Even the 30" is a bit small for 3. It really needs to be around 3 foot if you have three Gerbils in there. For a pair the very minimum I suggest is the 30" but preferably 3 feet. It would do for a while but ideally they would need something bigger for permanent housing.


----------



## Wobbles (Jun 2, 2011)

............


----------



## GerbilNik (Apr 1, 2011)

Wobbles said:


> The tank I was going to take was 3ft, but it had a huge crack in the base. So I took the next best one they had, wasn't going to turn it down for £5. I really can't get a bigger one, their expensive, places won't deliver glass tanks and I don't have the space for a really long tank. It's bigger than the one they had which was shorter but higher, this one isn't as high but it is longer. Once it's filled with bedding and toys I'm sure it will be fine for them.

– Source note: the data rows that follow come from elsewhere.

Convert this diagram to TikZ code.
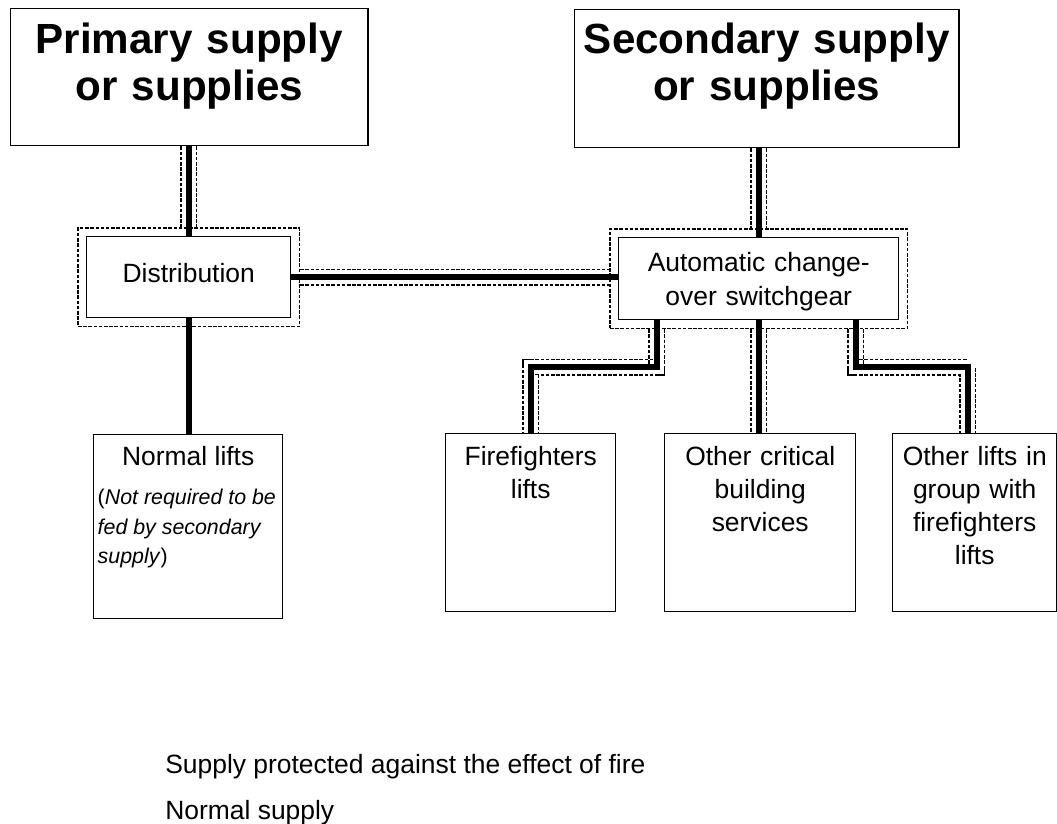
\documentclass[tikz,border=0pt]{standalone}
\usepackage{fontspec}
\setmainfont{Liberation Sans}
\usetikzlibrary{fit,backgrounds}
\tikzset{
  unit/.style={draw, line width=1pt, inner sep=0pt, anchor=north west, align=center,
    font=\fontsize{18.8pt}{23.5pt}\selectfont},
  headline/.style={font=\fontsize{30pt}{33.5pt}\selectfont\bfseries},
  wrap/.style={draw, line width=1pt, dash pattern=on 2.5pt off 1.2pt, inner sep=0.2cm},
  guard/.style={draw, line width=1pt, dash pattern=on 2.5pt off 1.2pt, double=white, double distance=0.35cm},
  feed/.style={line width=4.3pt},
  legend/.style={anchor=base west, inner sep=0pt, font=\fontsize{18.8pt}{23.5pt}\selectfont}
}
\begin{document}
\begin{tikzpicture}[x=0.025cm, y=-0.025cm]
  \useasboundingbox (0,0) rectangle (1057,823);
  \node[unit, headline, text width=8.925cm, text height=1.12cm, text depth=2.305cm] (prim) at (10,8)
    {Primary supply\\or supplies};
  \node[unit, headline, text width=9.6cm, text height=1.1cm, text depth=2.35cm] (sec) at (574,9)
    {Secondary supply\\or supplies};
  \node[unit, text width=5.1cm, text height=1.15cm, text depth=0.875cm] (dist) at (86,236)
    {Distribution};
  \node[unit, text width=7cm, text height=0.85cm, text depth=1.2cm,
    font=\fontsize{18.8pt}{24pt}\selectfont] (acs) at (618,237)
    {Automatic change-\\over switchgear};
  \node[unit, align=none, inner xsep=0.1cm, text width=4.525cm, text height=0.775cm, text depth=3.825cm] (norm) at (93,434)
    {{\centering Normal lifts\par}\vspace{0.24cm}
     {\raggedright\fontsize{15.2pt}{21pt}\selectfont
      (\textit{Not required to be}\\\textit{fed by secondary}\\\textit{supply})\par}};
  \node[unit, text width=4.25cm, text height=0.8cm, text depth=3.65cm] (ffl) at (445,433)
    {Firefighters\\lifts};
  \node[unit, text width=4.775cm, text height=0.8cm, text depth=3.65cm] (crit) at (664,433)
    {Other critical\\building\\services};
  \node[unit, text width=4.1cm, text height=0.8cm, text depth=3.65cm] (grp) at (892,433)
    {Other lifts in\\group with\\firefighters\\lifts};
  \node[legend] (leg1) at (165,773) {Supply protected against the effect of fire};
  \node[legend] (leg2) at (165,819) {Normal supply};
  \node[wrap, fit=(dist)] (distwrap) {};
  \node[wrap, fit=(acs)] (acswrap) {};
  \coordinate (ffeed) at ([xshift=-2.55cm]acs.south);
  \coordinate (gfeed) at ([xshift=2.425cm]acs.south);
  \coordinate (fbend) at ([yshift=-1.175cm]ffeed);
  \coordinate (gbend) at ([yshift=-1.175cm]gfeed);
  \coordinate (gdrop) at ([xshift=-0.175cm]grp.north);
  \begin{scope}[on background layer]
    \draw[guard] (dist.north |- prim.south) -- (dist.north |- distwrap.north);
    \draw[guard] (acs.north |- sec.south) -- (acs.north |- acswrap.north);
    \draw[guard] (distwrap.east) -- (acswrap.west |- distwrap.east);
    \draw[guard] (ffeed |- acswrap.south) -- (fbend) -| (ffl.north);
    \draw[guard] (acs.south |- acswrap.south) -- (acs.south |- crit.north);
    \draw[guard] (gfeed |- acswrap.south) -- (gbend) -| (gdrop);
  \end{scope}
  \draw[feed] (dist.north) -- (dist.north |- prim.south);
  \draw[feed] (acs.north) -- (acs.north |- sec.south);
  \draw[feed] (dist.east) -- (dist.east -| acs.west);
  \draw[feed] (dist.south) -- (dist.south |- norm.north);
  \draw[feed] (ffeed) -- (fbend) -| (ffl.north);
  \draw[feed] (acs.south) -- (acs.south |- crit.north);
  \draw[feed] (gfeed) -- (gbend) -| (gdrop);
\end{tikzpicture}
\end{document}
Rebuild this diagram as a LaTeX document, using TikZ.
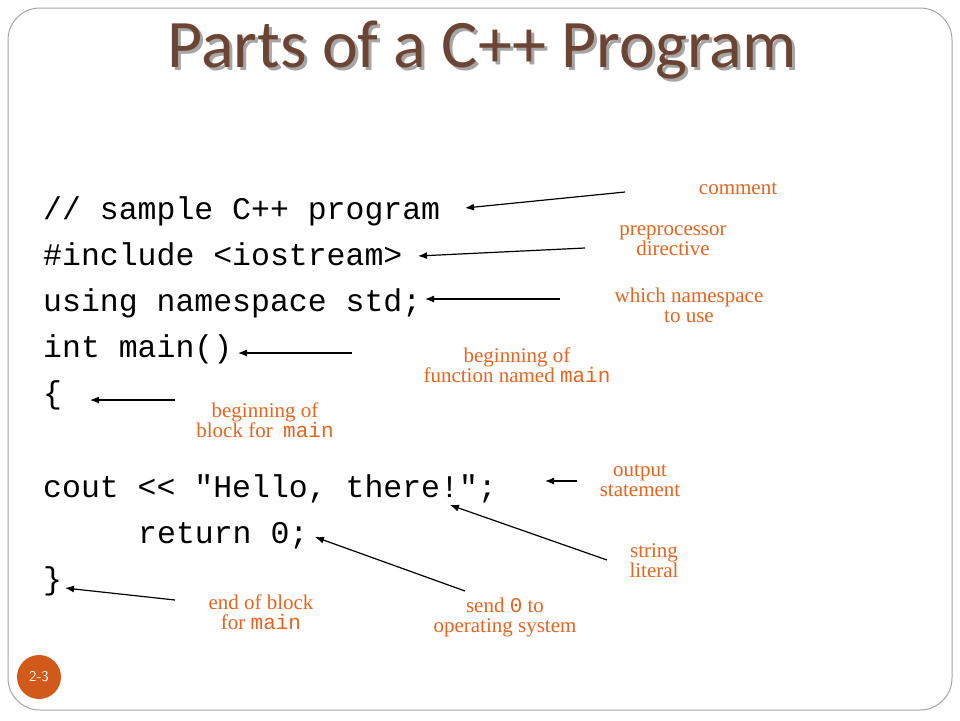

For three Gerbils it's too cramped. Doesn't give them much running around space at all. Why not get the storage tub that Little Paws mentioned? Like I said for temporary until you got something better it would do but it's not big enough. It wont be fine once it's got bedding and toys in as doesn't give them much running room. I wont say anything else about it as obviously you've made up your mind.


----------



## Wobbles (Jun 2, 2011)

..........


----------



## GerbilNik (Apr 1, 2011)

Wobbles said:


> I can't get them that tub LittlePaws mentioned as its too big. I don't want an argument, this is going to have to do, like I said its bigger than their last one was.


I'm not going to argue with you. :nono: I've said what I feel is in the best interests of the Gerbils so it's totally upto you what you want to do with the information.


----------



## polishrose (Oct 26, 2011)

Wobbles said:


> I can't get them that tub LittlePaws mentioned as its too big. I don't want an argument, this is going to have to do, like I said its bigger than their last one was.


I thought their last one was that home made one?That looked bigger than 3 ft...


----------



## Wobbles (Jun 2, 2011)

..........


----------